Interest rate risk persists, although ARI uses hedging instruments and aims to term-match financing. Changes in benchmark rates can impact net interest income, particularly on floating-rate assets and liabilities. The ability to meet financial covenants under secured debt arrangements and senior secured term loans is also subject to macroeconomic conditions and portfolio performance, although ARI was in compliance as of March 31, 2025. Finally, unfunded loan commitments ($989.2 million at Q1 2025) represent future obligations, the timing and amounts of which depend on the progress of the underlying assets.
Conclusion
Apollo Commercial Real Estate Finance is actively executing a strategy centered on leveraging the Apollo platform's capabilities to originate new, attractive commercial real estate debt investments while simultaneously working to resolve underperforming assets. The recent increase in transaction activity and liquidity in the secured borrowing market provide a favorable backdrop for this approach. While Q1 2025 represented a low point for earnings, the expected influx of capital from asset resolutions and anticipated loan repayments, coupled with a robust origination pipeline, positions ARI for portfolio growth and improved distributable earnings throughout the remainder of 2025, supporting the current dividend level.

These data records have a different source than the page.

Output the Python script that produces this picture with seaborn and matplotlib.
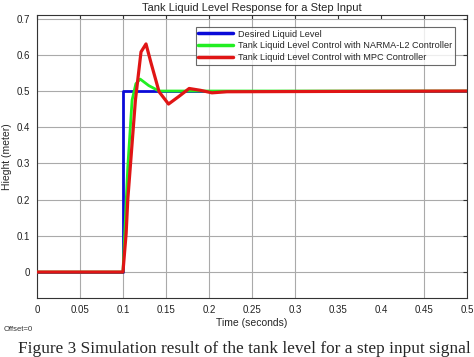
import numpy as np
import pandas as pd
import seaborn as sns
import matplotlib.pyplot as plt

# values
t_desired = [0, 0.1, 0.1, 0.5]
h_desired = [0, 0, 0.5, 0.5]

t_narma = [0, 0.1, 0.1006, 0.1056, 0.1106, 0.115, 0.120, 0.13, 0.142, 0.5]
h_narma = [0, 0, 0.033, 0.29, 0.475, 0.52, 0.533, 0.515, 0.5, 0.5]

t_mpc = [0, 0.1, 0.1037, 0.1056, 0.1145, 0.121, 0.1268, 0.1326, 0.142, 0.153,
         0.165, 0.177, 0.19, 0.2035, 0.221, 0.5]
h_mpc = [0, 0, 0.107, 0.2, 0.475, 0.608, 0.63, 0.578, 0.498, 0.464,
         0.485, 0.507, 0.502, 0.495, 0.498, 0.5]

names = ["Desired Liquid Level",
         "Tank Liquid Level Control with NARMA-L2 Controller",
         "Tank Liquid Level Control with MPC Controller"]
colors = ["#0a0ad8", "#22ee22", "#e01515"]

x_ticks = [0, 0.05, 0.1, 0.15, 0.2, 0.25, 0.3, 0.35, 0.4, 0.45, 0.5]
x_labels = ["0", "0.05", "0.1", "0.15", "0.2", "0.25", "0.3", "0.35", "0.4", "0.45", "0.5"]
y_ticks = [0, 0.1, 0.2, 0.3, 0.4, 0.5, 0.6, 0.7]
y_labels = ["0", "0.1", "0.2", "0.3", "0.4", "0.5", "0.6", "0.7"]

sns.set_style("white")
plt.rcParams['font.family'] = ['Liberation Sans', 'DejaVu Sans']

fig = plt.figure(figsize=(4.74, 3.57), dpi=100)
ax = fig.add_axes([0.078, 0.165, 0.907, 0.793])

series = [(t_desired, h_desired), (t_narma, h_narma), (t_mpc, h_mpc)]
widths = [2.0, 2.0, 2.3]
for i, (t, h) in enumerate(series):
    df = pd.DataFrame({"t": t, "h": h})
    sns.lineplot(data=df, x="t", y="h", sort=False, estimator=None,
                 color=colors[i], lw=widths[i], label=names[i], ax=ax, zorder=3 + i)

ax.set_xlim(0, 0.5)
ax.set_ylim(-0.072, 0.71)
ax.set_xticks(x_ticks)
ax.set_xticklabels(x_labels, fontsize=7, color="#222222")
ax.set_yticks(y_ticks)
ax.set_yticklabels(y_labels, fontsize=7, color="#222222")
ax.tick_params(direction="in", length=3, top=True, right=True, pad=5, color="#333333")
ax.grid(True, color="#aaaaaa", lw=0.8)
# the reference has no gridlines at 0.35 and 0.4
for k in (7, 8):
    ax.get_xgridlines()[k].set_visible(False)
for s in ax.spines.values():
    s.set_color("#333333")
    s.set_linewidth(0.8)

ax.set_xlabel("Time (seconds)", fontsize=7.5, labelpad=2)
ax.set_ylabel("Hieght (meter)", fontsize=7.5, labelpad=3)
ax.set_title("Tank Liquid Level Response for a Step Input", fontsize=8, pad=3)

leg = ax.legend(loc="upper right", bbox_to_anchor=(0.972, 0.958), borderaxespad=0,
                fontsize=6.6, frameon=True, fancybox=False, handlelength=3.8,
                labelspacing=0.3, borderpad=0.3, handletextpad=0.5)
leg.get_frame().set_edgecolor("#444444")
leg.get_frame().set_linewidth(0.8)
for line in leg.get_lines():
    line.set_linewidth(2.5)

fig.text(0.008, 0.072, "Offset=0", fontsize=5.5, color="#333333")
fig.text(0.515, 0.0, "Figure 3 Simulation result of the tank level for a step input signal",
         fontsize=12.4, family="Liberation Serif", ha="center", va="bottom")

plt.savefig("out.png", dpi=100)
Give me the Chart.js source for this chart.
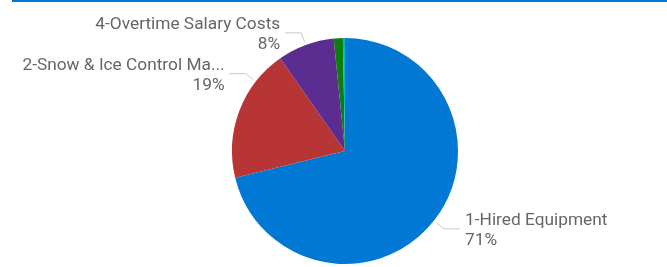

The company's operational platform and integrated processes, including its focus on ESG, contribute to cost efficiency and competitive positioning, complementing its access to Apollo's deal flow and European market presence. However, macro volatility and the successful execution of specific asset resolutions remain critical factors for realizing the potential earnings uplift and navigating the evolving real estate credit landscape. Investors should monitor the progress on focus assets and the pace of capital redeployment as key indicators of ARI's ability to unlock value and deliver on its strategic objectives.